## Available records:

------------------------------

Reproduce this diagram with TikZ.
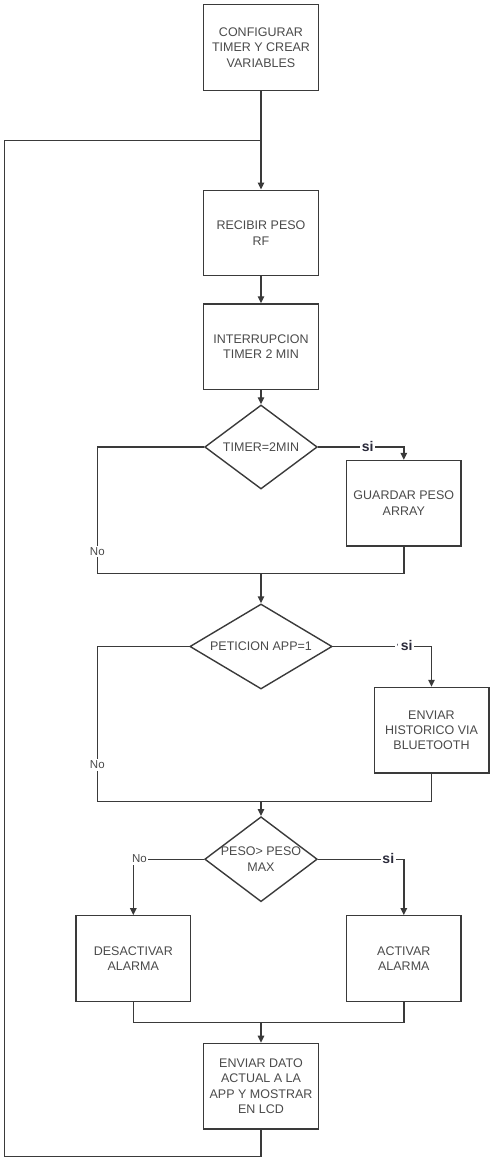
\documentclass[tikz,border=0pt]{standalone}
\usepackage{fontspec}
\setmainfont{Liberation Sans}
\usetikzlibrary{shapes.geometric,arrows.meta}
\definecolor{linec}{HTML}{3A3A3A}
\definecolor{textc}{HTML}{4A4A4A}
\definecolor{sic}{HTML}{2A2A3A}
\begin{document}
\begin{tikzpicture}[x=1pt,y=-1pt,
  every node/.style={font=\fontsize{12.5}{15.3}\selectfont, text=textc},
  procbox/.style={draw=linec, line width=1.4pt, rectangle, inner sep=0pt,
    minimum width=114.6pt, minimum height=85.5pt, align=center},
  decision/.style={draw=linec, line width=1.4pt, diamond, inner sep=0pt},
  link/.style={draw=linec, line width=1.4pt},
  flow/.style={link, -{Triangle[width=6.5pt,length=7pt]}},
  yes/.style={fill=white, inner sep=1.5pt, text=sic,
    font=\fontsize{14}{14}\selectfont\bfseries},
  no/.style={fill=white, inner sep=1.5pt, font=\fontsize{11.5}{12}\selectfont}
]
\useasboundingbox (0,0) rectangle (490,1161);

% process steps
\node[procbox] (cfg) at (261,47.5) {CONFIGURAR\\TIMER Y CREAR\\VARIABLES};
\node[procbox] (rx) at (261,233) {RECIBIR PESO\\RF};
\node[procbox] (irq) at (261,346.7) {INTERRUPCION\\TIMER 2 MIN};
\node[decision, minimum width=112.6pt, minimum height=84pt,
  label=center:{TIMER=2MIN}] (d1) at (261,447) {};
\node[procbox] (save) at (403.8,503.2) {GUARDAR PESO\\ARRAY};
\node[decision, minimum width=142.3pt, minimum height=85pt,
  label=center:{PETICION APP=1}] (d2) at (261,646.5) {};
\node[procbox] (bt) at (431.5,730.2) {ENVIAR\\HISTORICO VIA\\BLUETOOTH};
\node[decision, minimum width=112.6pt, minimum height=85pt,
  label={[align=center]center:{PESO> PESO\\MAX}}] (d3) at (261,859.2) {};
\node[procbox, minimum height=86pt] (off) at (133.3,958.7) {DESACTIVAR\\ALARMA};
\node[procbox, minimum height=86pt] (on) at (403.8,958.7) {ACTIVAR\\ALARMA};
\node[procbox, minimum height=85.7pt] (lcd) at (261,1086.2) {ENVIAR DATO\\ACTUAL A LA\\APP Y MOSTRAR\\EN LCD};

% junction points
\coordinate (loop) at (261,140.7);
\coordinate (m1) at (261,573.7);
\coordinate (m1l) at (97.3,573.7);
\coordinate (m2) at (261,801.7);
\coordinate (m2l) at (97.3,801.7);
\coordinate (m3) at (261,1022.7);
\coordinate (back) at (4.3,1156.7);

% main line
\draw[flow] (cfg) -- (rx);
\draw[flow] (rx) -- (irq);
\draw[flow] (irq) -- (d1);

% first decision
\draw[link] (d1.west) -| (m1l) -- (m1);
\draw[flow] (d1.east) -| (save.north);
\draw[link] (save.south) |- (m1);
\draw[flow] (m1) -- (d2.north);
\node[yes] (y1) at (367.7,446) {si};
\node[no] (n1) at (97.3,551.7) {No};

% second decision
\draw[link] (d2.west) -| (m2l) -- (m2);
\draw[flow] (d2.east) -| (bt.north);
\draw[link] (bt.south) |- (m2);
\draw[flow] (m2) -- (d3.north);
\node[yes] (y2) at (404.5,645.5) {{\fontsize{9}{9}\mdseries '}\,si};
\node[no] (n2) at (97.3,765) {No};

% third decision
\draw[flow] (d3.west) -| (off.north);
\draw[flow] (d3.east) -| (on.north);
\draw[link] (off.south) |- (m3);
\draw[link] (on.south) |- (m3);
\draw[flow] (m3) -- (lcd.north);
\node[yes] (y3) at (388.3,858.5) {si};
\node[no] (n3) at (139.5,859) {No};

% loop back to the start of the cycle
\draw[link] (lcd.south) |- (back) |- (loop);
\end{tikzpicture}
\end{document}
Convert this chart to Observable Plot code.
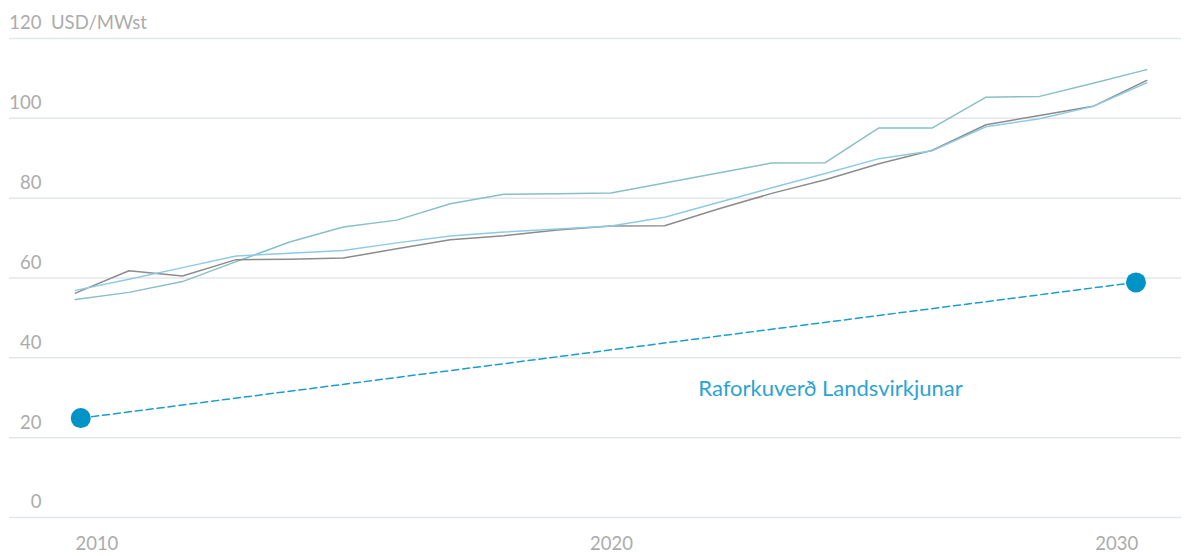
<!DOCTYPE html>
<html>
<head>
<meta charset="utf-8">
<script src="https://cdn.jsdelivr.net/npm/d3@7"></script>
<script src="https://cdn.jsdelivr.net/npm/@observablehq/plot@0.6"></script>
<style>
  html, body { margin: 0; padding: 0; background: #fff; }
  #chart svg { display: block; }
</style>
</head>
<body>
<div id="chart"></div>
<script>
// ---- Data ----
const years = [2010,2011,2012,2013,2014,2015,2016,2017,2018,2019,2020,2021,2022,2023,2024,2025,2026,2027,2028,2029,2030];
const seriesTeal  = [54.6,56.4,59.1,64.1,69.0,72.8,74.5,78.6,81.0,81.1,81.3,83.8,86.3,88.8,88.9,97.6,97.6,105.3,105.5,108.8,112.2];
const seriesBlue  = [56.9,59.7,62.6,65.5,66.2,66.9,68.8,70.5,71.5,72.3,73.0,75.2,78.9,82.6,86.2,89.9,91.9,97.9,99.9,103.0,108.9];
const seriesGray  = [56.2,61.8,60.5,64.6,64.7,65.0,67.3,69.6,70.6,72.0,73.0,73.1,77.3,81.2,84.6,88.6,92.0,98.4,100.7,103.0,109.5];
const lvYears = [2010.1, 2029.8];
const lvValues = [24.9, 58.9];
const lvLabel = "Raforkuverð Landsvirkjunar";
const lvLabelPos = {year: 2021.63, value: 32.1};
const yTicks = [0, 20, 40, 60, 80, 100, 120];
const yUnit = "USD/MWst";
const xTicks = [2010, 2020, 2030];

// ---- Tables ----
const rows = (vals, name) => years.map((y, i) => ({year: y, value: vals[i], series: name}));
const gray = rows(seriesGray, "gray");
const teal = rows(seriesTeal, "teal");
const blue = rows(seriesBlue, "blue");
const lv = lvYears.map((y, i) => ({year: y, value: lvValues[i]}));

const labelColor = "#ababab";
const font = "Lato, 'Open Sans', sans-serif";
const fw = 400;

const chart = Plot.plot({
  width: 1184,
  height: 556,
  marginTop: 38,
  marginBottom: 39,
  marginLeft: 9,
  marginRight: 3,
  x: {domain: [2008.77, 2030.65], axis: null},
  y: {domain: [0, 120], axis: null},
  style: {fontFamily: font, background: "#fff"},
  marks: [
    Plot.ruleY(yTicks, {stroke: "#e3e6ea", strokeWidth: 1.5}),
    Plot.text(yTicks, {y: d => d, text: d => String(d), frameAnchor: "left", dx: 32, dy: -15, textAnchor: "end", fontSize: 18.5, fontWeight: fw, fill: labelColor}),
    Plot.text([120], {y: d => d, text: () => yUnit, frameAnchor: "left", dx: 41.5, dy: -15, textAnchor: "start", fontSize: 18.5, fontWeight: fw, fill: labelColor}),
    Plot.text([xTicks[0]], {x: d => d, text: d => String(d), frameAnchor: "bottom", lineAnchor: "middle", dy: 27, dx: 21.5, fontSize: 18.5, fontWeight: fw, fill: labelColor}),
    Plot.text([xTicks[1]], {x: d => d, text: d => String(d), frameAnchor: "bottom", lineAnchor: "middle", dy: 27, dx: 0.5, fontSize: 18.5, fontWeight: fw, fill: labelColor}),
    Plot.text([xTicks[2]], {x: d => d, text: d => String(d), frameAnchor: "bottom", lineAnchor: "middle", dy: 27, dx: -30, fontSize: 18.5, fontWeight: fw, fill: labelColor}),
    Plot.line(teal, {x: "year", y: "value", stroke: "#88bfc9", strokeWidth: 1.5}),
    Plot.line(gray, {x: "year", y: "value", stroke: "#8c8c8c", strokeWidth: 1.5}),
    Plot.line(blue, {x: "year", y: "value", stroke: "#8ecae6", strokeWidth: 1.5}),
    Plot.line(lv, {x: "year", y: "value", stroke: "#1a9dcc", strokeWidth: 1.5, strokeDasharray: "7,4"}),
    Plot.dot(lv, {x: "year", y: "value", r: 10, fill: "#0093c6", stroke: "none"}),
    Plot.text([lvLabelPos], {x: "year", y: "value", text: () => lvLabel, textAnchor: "start", fontSize: 22, fontWeight: fw, fill: "#2ca3d2"})
  ]
});
document.getElementById("chart").appendChild(chart);
</script>
</body>
</html>
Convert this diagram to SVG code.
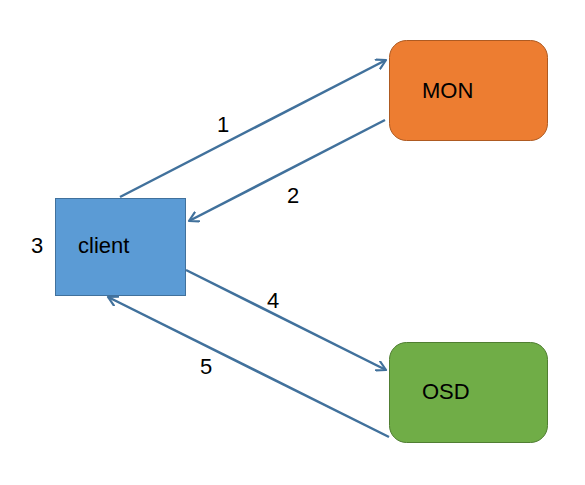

------------------------------

## Short problem:
Every line in the data above that contains "diagram" needs to be copied.

## Output for this exercise:
Reproduce this diagram with TikZ.
Convert this diagram to SVG code.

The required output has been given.